Even as Parliament, if not the people, celebrates its diamond jubilee, state-sponsored socialism and the coming of age of the amoral socialist man have imposed a heavy burden upon Indian industry and the economy. And this burden weighs most heavily upon the poorest citizens struggling to survive in a nation of dysfunctional institutions.
Urgent need for new land acquisition act
In most democracies ownership of property is a fundamental right. The right to a roof over one’s head is regarded as precious as the right to life and liberty. Therefore the founding fathers of the Constitution of India enacted ownership of property as a fundamental right (Article 31). However, for mysterious reasons the right of citizens to own property was replaced by the right of the State (government) to compulsorily acquire the property of citizens by the 44th Amendment to the Constitution in 1978. Since then, the property sector has become a bane, a major source of corruption countrywide.
The former chief of the Congress Party in Mumbai, Kripashankar Singh, who began his career as a modest groceries vendor, is being investigated by the police for having amassed property valued at a staggering Rs.350 crore.

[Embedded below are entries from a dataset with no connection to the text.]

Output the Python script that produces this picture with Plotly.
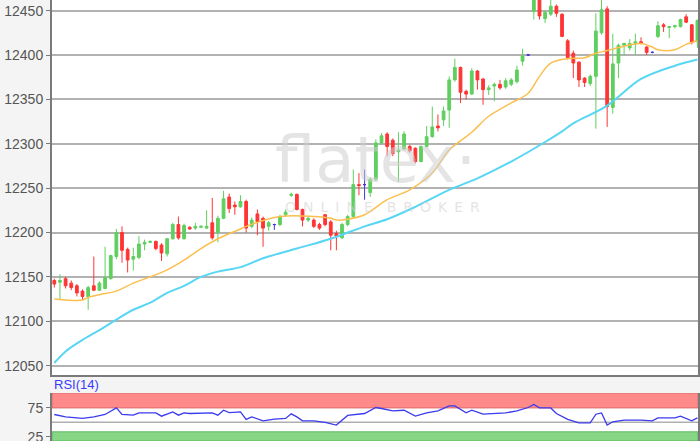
import plotly.graph_objects as go
import numpy as np

# ---- candle data (index = trading period) ----
open_ = [12146,12144,12148,12143,12140,12134,12128,12140,12135,12137,
         12148,12173,12200,12181,12170,12172,12187,12189,12190,12186,
         12176,12193,12209,12193,12206,12205,12206,12205,12211,12200,
         12216,12240,12231,12229,12235,12207,12221,12216,12207,12209,
         12209,12220,12242,12243,12226,12214,12214,12209,12220,12212,
         12199,12194,12209,12218,12254,12254,12245,12260,12301,12311,
         12304,12291,12294,12297,12295,12280,12297,12308,12320,12327,
         12338,12372,12386,12359,12356,12382,12373,12361,12365,12367,
         12364,12367,12370,12393,12400,12449,12465,12441,12446,12455,
         12446,12416,12402,12392,12374,12368,12376,12425,12452,12341,
         12391,12411,12408,12413,12415,12409,12403,12421,12434,12431,
         12432,12432,12443,12434,12415]
high_ = [12148,12153,12150,12146,12142,12136,12140,12173,12145,12184,
         12175,12204,12207,12183,12183,12196,12192,12191,12191,12188,
         12194,12211,12218,12210,12207,12211,12208,12225,12239,12219,
         12247,12244,12235,12242,12237,12217,12226,12218,12213,12210,
         12220,12226,12245,12244,12227,12218,12216,12211,12221,12214,
         12202,12211,12220,12271,12267,12271,12262,12305,12312,12313,
         12306,12313,12314,12299,12296,12298,12320,12342,12333,12342,
         12376,12396,12387,12361,12385,12383,12374,12366,12369,12372,
         12374,12374,12388,12407,12401,12475,12470,12450,12466,12457,
         12447,12418,12405,12393,12375,12378,12447,12465,12455,12424,
         12413,12414,12418,12424,12420,12410,12404,12438,12436,12432,
         12434,12441,12446,12435,12440]
low_ = [12138,12125,12137,12135,12128,12124,12113,12134,12134,12136,
        12147,12170,12166,12155,12157,12170,12180,12188,12180,12168,
        12173,12192,12192,12192,12203,12203,12205,12204,12192,12189,
        12215,12222,12220,12228,12200,12205,12197,12184,12202,12203,
        12207,12218,12240,12225,12207,12212,12205,12203,12207,12180,
        12180,12193,12207,12216,12242,12237,12240,12258,12299,12286,
        12286,12257,12293,12290,12278,12279,12296,12307,12314,12320,
        12318,12370,12346,12350,12355,12361,12344,12355,12348,12361,
        12362,12365,12368,12388,12399,12440,12440,12436,12444,12443,
        12420,12395,12374,12364,12364,12365,12317,12423,12319,12334,
        12374,12400,12405,12400,12412,12400,12402,12419,12426,12419,
        12430,12431,12436,12412,12408]
close_ = [12142,12146,12140,12138,12132,12128,12138,12135,12143,12149,
          12174,12200,12180,12169,12173,12187,12189,12190,12182,12177,
          12193,12209,12194,12208,12204,12207,12207,12207,12194,12216,
          12238,12227,12229,12235,12205,12214,12212,12205,12211,12209,
          12218,12223,12243,12226,12214,12216,12207,12205,12209,12197,
          12196,12209,12218,12254,12253,12254,12260,12301,12309,12297,
          12289,12293,12311,12292,12280,12297,12308,12319,12318,12337,
          12372,12386,12358,12356,12382,12372,12361,12363,12367,12363,
          12371,12372,12383,12399,12400,12470,12444,12448,12455,12447,
          12421,12397,12391,12372,12369,12376,12427,12451,12342,12390,
          12411,12413,12413,12415,12413,12403,12403,12433,12432,12432,
          12433,12440,12437,12414,12439]

# moving averages (candle index, value)
ma_fast_idx = [0,2,5,6,8,11,14,17,20,23,26,29,33,34,40,46,49,50,52,55,59,63,
               67,70,74,77,81,84,86,88,91,94,96,98,101,104,106,107,110,112,114]
ma_fast_val = [12125,12124,12124,12127,12130,12134,12143,12150,12158,12169,12182,
               12193,12204,12207,12218,12218,12216,12214,12215,12220,12237,12248,
               12267,12293,12313,12331,12346,12357,12376,12391,12396,12397,12402,
               12405,12410,12413,12409,12406,12406,12412,12416]
ma_slow_idx = [0,2,5,8,11,14,17,20,23,26,29,33,37,43,49,55,59,64,70,75,81,87,
               90,92,98,104,110,114]
ma_slow_val = [12053,12066,12079,12090,12102,12113,12121,12132,12140,12150,12156,
               12161,12171,12182,12193,12207,12215,12229,12248,12261,12280,12302,
               12314,12323,12343,12373,12388,12395]

# RSI(14)
rsi_idx = [0,2,5,7,9,11,12,14,15,18,19,21,22,23,24,26,28,29,30,31,33,34,35,37,
           39,41,42,43,44,46,48,50,51,52,55,57,58,60,62,64,66,68,70,71,73,74,
           76,78,80,82,84,85,86,88,89,91,93,95,96,97,98,99,101,104,106,107,110,
           111,113,114]
rsi_val = [63.6,59.5,56.7,59.5,63.6,75,63.6,62.4,66.4,66.4,60.7,68.1,62.4,66.4,
           65.3,66.4,66.4,62.4,71,67,68,55,59.5,52.6,55.5,56.7,64.7,59.5,52.6,
           52.6,49.8,45.2,53.8,62,65.3,75.7,74,69.8,71,60.7,66.4,69.8,78.4,78.4,
           66.4,71,64.1,65.3,66.4,69.8,75.7,80.9,75,75,65.3,55,49.1,49.1,64.1,
           66.4,45.2,50.9,53.8,53.8,52.6,57.8,57.8,60.7,52.6,57.8]

y_ticks = [12050, 12100, 12150, 12200, 12250, 12300, 12350, 12400, 12450]
rsi_ticks = [25, 75]

# ---- build ----
o = np.array(open_); h = np.array(high_); l = np.array(low_); c = np.array(close_)
x = np.arange(len(o))
doji = o == c
norm = ~doji

GREEN = "#5fcf5f"
RED = "#ff3434"
PURPLE = "#4433dd"

fig = go.Figure()
fig.add_trace(go.Candlestick(
    x=x[norm], open=o[norm], high=h[norm], low=l[norm], close=c[norm],
    increasing=dict(line=dict(color=GREEN, width=1), fillcolor=GREEN),
    decreasing=dict(line=dict(color=RED, width=1), fillcolor=RED),
    whiskerwidth=0, xaxis="x", yaxis="y", hoverinfo="skip", showlegend=False))
fig.add_trace(go.Candlestick(
    x=x[doji], open=o[doji], high=h[doji], low=l[doji], close=c[doji],
    increasing=dict(line=dict(color=PURPLE, width=1), fillcolor=PURPLE),
    decreasing=dict(line=dict(color=PURPLE, width=1), fillcolor=PURPLE),
    whiskerwidth=0, xaxis="x", yaxis="y", hoverinfo="skip", showlegend=False))
fig.add_trace(go.Scatter(x=ma_fast_idx, y=ma_fast_val, mode="lines",
                         line=dict(color="#fbbf4e", width=1.5, shape="spline"),
                         xaxis="x", yaxis="y", hoverinfo="skip", showlegend=False))
fig.add_trace(go.Scatter(x=ma_slow_idx, y=ma_slow_val, mode="lines",
                         line=dict(color="#58d6f4", width=2, shape="spline"),
                         xaxis="x", yaxis="y", hoverinfo="skip", showlegend=False))
fig.add_trace(go.Scatter(x=rsi_idx, y=rsi_val, mode="lines",
                         line=dict(color="#3a3aee", width=1.3),
                         xaxis="x2", yaxis="y2", hoverinfo="skip", showlegend=False))

xr = [-0.41, 114.1]
y_main_dom = [1 - 375 / 441, 1]
y_rsi_dom = [0, 48 / 441]
rsi_range = [17.6, 100.9]

shapes = [
    dict(type="rect", xref="x2 domain", yref="y2", x0=0, x1=1, y0=75, y1=rsi_range[1],
         fillcolor="#ff8a8a", line=dict(color="#e06a6a", width=1), layer="below"),
    dict(type="rect", xref="x2 domain", yref="y2", x0=0, x1=1, y0=rsi_range[0], y1=33.5,
         fillcolor="#86d686", line=dict(color="#5fb85f", width=1), layer="below"),
    dict(type="line", xref="x2 domain", yref="y2", x0=0, x1=1, y0=50, y1=50,
         line=dict(color="#b0b0b0", width=1.5), layer="below"),
]

axis_font = dict(family="Liberation Sans, Arial, sans-serif", size=14, color="#555555")
sp = "\u2002"

fig.update_layout(
    width=700, height=441,
    margin=dict(l=52, r=2, t=0, b=0, autoexpand=False),
    paper_bgcolor="#f4f4f4", plot_bgcolor="#ffffff",
    xaxis=dict(domain=[0, 1], range=xr, anchor="y", showgrid=False, zeroline=False,
               showticklabels=False, ticks="", showline=True, linecolor="#7a7a7a",
               linewidth=2, automargin=False, rangeslider=dict(visible=False)),
    yaxis=dict(domain=y_main_dom, range=[12039.5, 12462], tickvals=y_ticks,
               tickformat="d", ticklabeloverflow="allow", automargin=False,
               showgrid=True, gridcolor="#b2b2b2", gridwidth=1.5, zeroline=False,
               showline=True, mirror=True, linecolor="#7a7a7a", linewidth=2,
               ticks="outside", ticklen=4, tickcolor="#7a7a7a", tickfont=axis_font),
    xaxis2=dict(domain=[0, 1], range=xr, anchor="y2", showgrid=False, zeroline=False,
                showticklabels=False, ticks="", showline=False, automargin=False,
                rangeslider=dict(visible=False)),
    yaxis2=dict(domain=y_rsi_dom, range=rsi_range, tickvals=rsi_ticks, showgrid=False,
                ticklabeloverflow="allow", automargin=False,
                zeroline=False, showline=True, mirror=True, linecolor="#7a7a7a",
                linewidth=2, ticks="outside", ticklen=4, tickcolor="#7a7a7a",
                tickfont=axis_font),
    shapes=shapes,
    annotations=[
        dict(text="RSI(14)", xref="paper", yref="paper", x=0.0, y=(441 - 384) / 441,
             xanchor="left", yanchor="middle", showarrow=False,
             font=dict(family="Liberation Sans, Arial, sans-serif", size=13, color="#3a3aff")),
        dict(text="flatex\u00b7", xref="paper", yref="paper", x=(375 - 52) / 646,
             y=(441 - 160) / 441,
             xanchor="center", yanchor="middle", showarrow=False,
             font=dict(family="DejaVu Sans, sans-serif", size=64, color="rgba(205,205,205,0.55)")),
        dict(text=sp.join("ONLINE") + sp + sp + sp.join("BROKER"), xref="paper", yref="paper",
             x=(382 - 52) / 646, y=(441 - 207) / 441,
             xanchor="center", yanchor="middle", showarrow=False,
             font=dict(family="DejaVu Sans, sans-serif", size=14, color="rgba(210,210,210,0.6)")),
    ],
)

fig.write_html("out.html", config={"displayModeBar": False},
               post_script="document.body.style.margin='0';")
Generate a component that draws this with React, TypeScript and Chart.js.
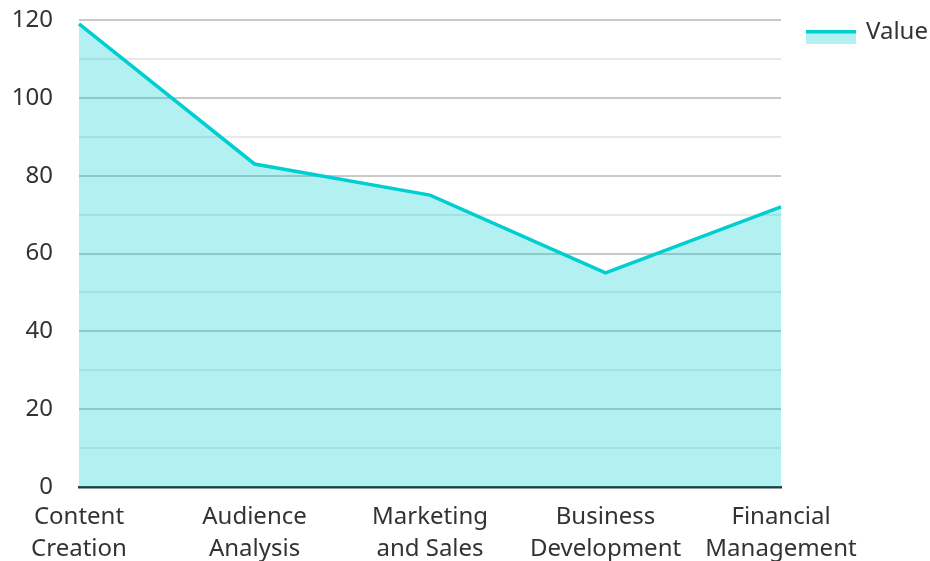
import React, { useEffect, useRef } from "react";
import { Chart, registerables } from "chart.js";

Chart.register(...registerables);

const categories: string[][] = [
  ["Content", "Creation"],
  ["Audience", "Analysis"],
  ["Marketing", "and Sales"],
  ["Business", "Development"],
  ["Financial", "Management"],
];
const values: number[] = [119, 83, 75, 55, 72];
const seriesName = "Value";
const yMin = 0;
const yMax = 120;
const yStep = 10;
const yLabelEvery = 20;

const LINE = "#00CED1";
const FILL = "rgba(0,206,209,0.3)";
const FONT = "'Noto Sans', 'Open Sans', sans-serif";
const TEXT = "#333333";

const legendPlugin = {
  id: "customLegend",
  afterDraw(chart: any) {
    const ctx = chart.ctx;
    const x = chart.chartArea.right + 25;
    const y = 30;
    ctx.save();
    ctx.fillStyle = FILL;
    ctx.fillRect(x, y, 50, 14);
    ctx.strokeStyle = LINE;
    ctx.lineWidth = 3.5;
    ctx.beginPath();
    ctx.moveTo(x, y + 1.75);
    ctx.lineTo(x + 50, y + 1.75);
    ctx.stroke();
    ctx.fillStyle = TEXT;
    ctx.font = `24px ${FONT}`;
    ctx.textBaseline = "middle";
    ctx.textAlign = "left";
    ctx.fillText(seriesName, x + 60, y + 2);
    ctx.restore();
  },
};

export default function App() {
  const ref = useRef<HTMLCanvasElement | null>(null);
  useEffect(() => {
    if (!ref.current) return;
    const chart = new Chart(ref.current, {
      type: "line",
      data: {
        labels: categories,
        datasets: [
          {
            label: seriesName,
            data: values,
            borderColor: LINE,
            backgroundColor: FILL,
            borderWidth: 3.5,
            fill: "origin",
            pointRadius: 0,
            tension: 0,
          },
        ],
      },
      options: {
        animation: false,
        responsive: true,
        maintainAspectRatio: false,
        layout: { padding: { top: 20, right: 149, bottom: 0, left: 0 } },
        plugins: { legend: { display: false }, tooltip: { enabled: false } },
        scales: {
          x: {
            offset: false,
            grid: { display: false, drawTicks: false },
            border: { display: true, color: "#333333", width: 2.5 },
            ticks: {
              color: TEXT,
              font: { family: FONT, size: 24, lineHeight: 1.3 },
              padding: 15,
              maxRotation: 0,
              autoSkip: false,
            },
            afterFit: (s: any) => {
              s.height = 74;
              s.paddingLeft = 0;
              s.paddingRight = 0;
            },
          },
          y: {
            min: yMin,
            max: yMax,
            border: { display: false },
            grid: {
              drawTicks: false,
              color: (c: any) =>
                c.tick && c.tick.value % yLabelEvery === 0 ? "#c8c8c8" : "#e8e8e8",
              lineWidth: 2,
            },
            ticks: {
              stepSize: yStep,
              autoSkip: false,
              padding: 26,
              color: TEXT,
              font: { family: FONT, size: 24 },
              callback: (v: any) => (Number(v) % yLabelEvery === 0 ? String(v) : ""),
            },
            afterFit: (s: any) => {
              s.width = 79;
              s.paddingTop = 0;
              s.paddingBottom = 0;
            },
          },
        },
      },
      plugins: [legendPlugin],
    });
    return () => chart.destroy();
  }, []);
  return (
    <div style={{ position: "fixed", left: 0, top: 0, width: 930, height: 561 }}>
      <canvas ref={ref} />
    </div>
  );
}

The Adarsh Cooperative Society on prime land in south Mumbai was registered for the widows of soldiers slain in the Kargil war of 1999, but the highly-subsidised flats of the society have been cornered by senior government officials and army officers. One Maharashtra chief minister has already been forced to resign over his alleged role in this scandal and two former chief ministers are being investigated.
Because of vast powers vested in government officials to acquire and dispose property for undefined “public purposes”, the rot has spread deep. A former Chief Justice of India, K.G. Balakrishnan is accused of having acquired vast benami properties. The charges appear credible enough for the Supreme Court to ask the government to investigate them and take “suitable action”. Two army generals were recently court-martialled for what has become known as the Sukna land scam.
An ingenious strategem devised by politicians and bureaucrats take advantage of their right to acquire citizens’ property ostensibly for public purposes for transfer to cronies and family members, is through fraudulent trusts, SEZs (special economic zones) and yoga ashrams which purchase land at concessional price in return for massive kickbacks.
It is not just the Congress Party, and its allies, who are guilty of dubious property transfer transactions. The BJP government in Himachal Pradesh virtually gifted 19 acres of prime land for a mere Rs.17 lakh for 99 years to Baba Ramdev to promote “yoga, medical tourism and herbal plants”. Likewise Karnataka’s former BJP chief minister B.S. Yeddyurappa has been accused of ‘denotifying’ (exempting from compulsory acquisition) tens of acres of land in and around Bangalore, in favour of his family and business partners.
Following the convenient abolition of the fundamental right to own property, the State (i.e corrupt politicians) can acquire citizens’ property at way below market prices and transfer it to cronies and nominees running suspect trusts, charities and ashrams for vague public purposes. A new Land Acquisition Bill which strictly defines public purpose and makes the purchase of property by individuals, corporates and trusts a bilateral transaction with the Central/state governments playing a mere supervisory role, is urgently required and needs to be speedily enacted.